The ‘Kneeling Kaepernick’ did then go-forth into the sporting world. Where he did have opportunity to preach his personal, socially inspired, gospel. It became apparent that his, was a gospel specifically devised.
Devised to be preached against real and perceived social wrongs, as he seemed (lately) to have come to learn them. His chosen form of protest, kneeling during the playing of the American national anthem, became the stuff of wide social commentary.
Nessa Diab might have been the vehicle for the emergence of what we now know to be: ‘Kneeling Kaepernick’. Was Nessa his Magdalene? Likely. Was Nessa his Rasputin? Perhaps.

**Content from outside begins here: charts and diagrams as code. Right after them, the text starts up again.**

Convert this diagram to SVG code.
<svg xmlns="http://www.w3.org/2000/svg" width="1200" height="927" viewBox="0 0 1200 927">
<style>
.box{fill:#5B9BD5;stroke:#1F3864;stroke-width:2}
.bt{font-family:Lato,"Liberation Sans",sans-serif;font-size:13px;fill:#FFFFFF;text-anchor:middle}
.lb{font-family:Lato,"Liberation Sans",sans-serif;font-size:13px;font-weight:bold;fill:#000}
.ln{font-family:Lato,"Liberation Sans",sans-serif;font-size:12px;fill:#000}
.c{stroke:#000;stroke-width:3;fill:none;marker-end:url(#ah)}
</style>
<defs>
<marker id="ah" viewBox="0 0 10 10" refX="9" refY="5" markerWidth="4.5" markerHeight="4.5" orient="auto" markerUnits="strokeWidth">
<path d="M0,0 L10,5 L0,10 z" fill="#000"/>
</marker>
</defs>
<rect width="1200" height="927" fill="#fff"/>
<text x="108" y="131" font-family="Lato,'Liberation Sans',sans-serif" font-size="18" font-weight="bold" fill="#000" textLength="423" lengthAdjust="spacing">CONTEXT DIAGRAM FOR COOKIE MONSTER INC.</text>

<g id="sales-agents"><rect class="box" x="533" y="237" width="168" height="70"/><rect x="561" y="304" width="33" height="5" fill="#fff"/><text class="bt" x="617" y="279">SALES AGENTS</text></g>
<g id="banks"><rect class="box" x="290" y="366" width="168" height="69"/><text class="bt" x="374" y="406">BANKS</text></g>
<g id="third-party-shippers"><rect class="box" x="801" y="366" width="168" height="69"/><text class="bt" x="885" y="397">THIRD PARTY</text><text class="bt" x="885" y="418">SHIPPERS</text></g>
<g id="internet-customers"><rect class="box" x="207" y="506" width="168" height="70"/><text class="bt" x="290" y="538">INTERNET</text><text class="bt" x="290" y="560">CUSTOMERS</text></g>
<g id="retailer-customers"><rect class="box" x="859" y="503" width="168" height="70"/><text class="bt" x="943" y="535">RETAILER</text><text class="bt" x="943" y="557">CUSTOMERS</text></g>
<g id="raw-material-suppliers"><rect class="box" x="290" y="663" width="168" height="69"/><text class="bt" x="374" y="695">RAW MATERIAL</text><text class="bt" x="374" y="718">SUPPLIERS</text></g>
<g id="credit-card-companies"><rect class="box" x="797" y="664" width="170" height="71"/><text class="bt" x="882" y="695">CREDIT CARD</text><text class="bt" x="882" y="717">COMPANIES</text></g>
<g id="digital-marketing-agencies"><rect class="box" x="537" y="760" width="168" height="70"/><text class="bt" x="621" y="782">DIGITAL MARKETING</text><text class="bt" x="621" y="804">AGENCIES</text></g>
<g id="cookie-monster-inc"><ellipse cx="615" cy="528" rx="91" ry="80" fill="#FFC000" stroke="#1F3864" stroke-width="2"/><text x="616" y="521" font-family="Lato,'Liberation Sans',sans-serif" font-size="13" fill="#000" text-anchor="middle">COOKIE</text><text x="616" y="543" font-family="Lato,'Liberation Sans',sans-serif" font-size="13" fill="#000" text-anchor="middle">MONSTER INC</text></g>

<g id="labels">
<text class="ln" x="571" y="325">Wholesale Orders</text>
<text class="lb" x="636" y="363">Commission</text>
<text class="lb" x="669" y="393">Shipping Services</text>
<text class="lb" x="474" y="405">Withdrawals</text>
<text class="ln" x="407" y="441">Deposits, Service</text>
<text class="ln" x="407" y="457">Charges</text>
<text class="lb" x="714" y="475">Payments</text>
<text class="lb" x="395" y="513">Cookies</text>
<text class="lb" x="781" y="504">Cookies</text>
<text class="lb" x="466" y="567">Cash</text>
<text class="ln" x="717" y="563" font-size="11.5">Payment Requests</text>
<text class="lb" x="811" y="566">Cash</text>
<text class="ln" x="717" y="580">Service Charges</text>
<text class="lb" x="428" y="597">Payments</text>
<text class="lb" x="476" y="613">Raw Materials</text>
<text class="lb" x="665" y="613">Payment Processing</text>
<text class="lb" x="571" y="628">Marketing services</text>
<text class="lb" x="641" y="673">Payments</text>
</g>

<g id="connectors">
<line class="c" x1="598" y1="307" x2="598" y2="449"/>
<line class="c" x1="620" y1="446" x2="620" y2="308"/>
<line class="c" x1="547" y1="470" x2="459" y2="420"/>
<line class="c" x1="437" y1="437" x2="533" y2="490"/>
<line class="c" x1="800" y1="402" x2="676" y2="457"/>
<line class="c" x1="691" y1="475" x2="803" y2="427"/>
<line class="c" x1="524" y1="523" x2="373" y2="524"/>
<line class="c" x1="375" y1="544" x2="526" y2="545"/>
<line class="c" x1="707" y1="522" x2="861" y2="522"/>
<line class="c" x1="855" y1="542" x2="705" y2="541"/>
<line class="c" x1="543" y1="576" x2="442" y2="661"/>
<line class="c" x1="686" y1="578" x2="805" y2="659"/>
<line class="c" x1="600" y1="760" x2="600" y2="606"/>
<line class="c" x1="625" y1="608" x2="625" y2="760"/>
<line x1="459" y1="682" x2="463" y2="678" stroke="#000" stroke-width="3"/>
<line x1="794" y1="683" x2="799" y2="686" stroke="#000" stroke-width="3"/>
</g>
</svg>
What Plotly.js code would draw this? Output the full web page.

The monomial “Nessa”, as she is known, seemed to appear on the scene at a nadir in the young athlete’s life. When he was mired in the fitful doldrums of injury and rejection from the sport of football. The young man’s sin qua non, and sole professional pursuit to the time was football.
The yet-nascent athlete-god was gifted in his pursuit by any account. His future as a major professional sports team quarterback, held infinite promise until: his fateful injuries and subsequent sacrifice before the injury demons of the National Football League.
Magically plying his football craft on winged heels. Became unnaturally burdensome to the injured athlete. He was sacrificed.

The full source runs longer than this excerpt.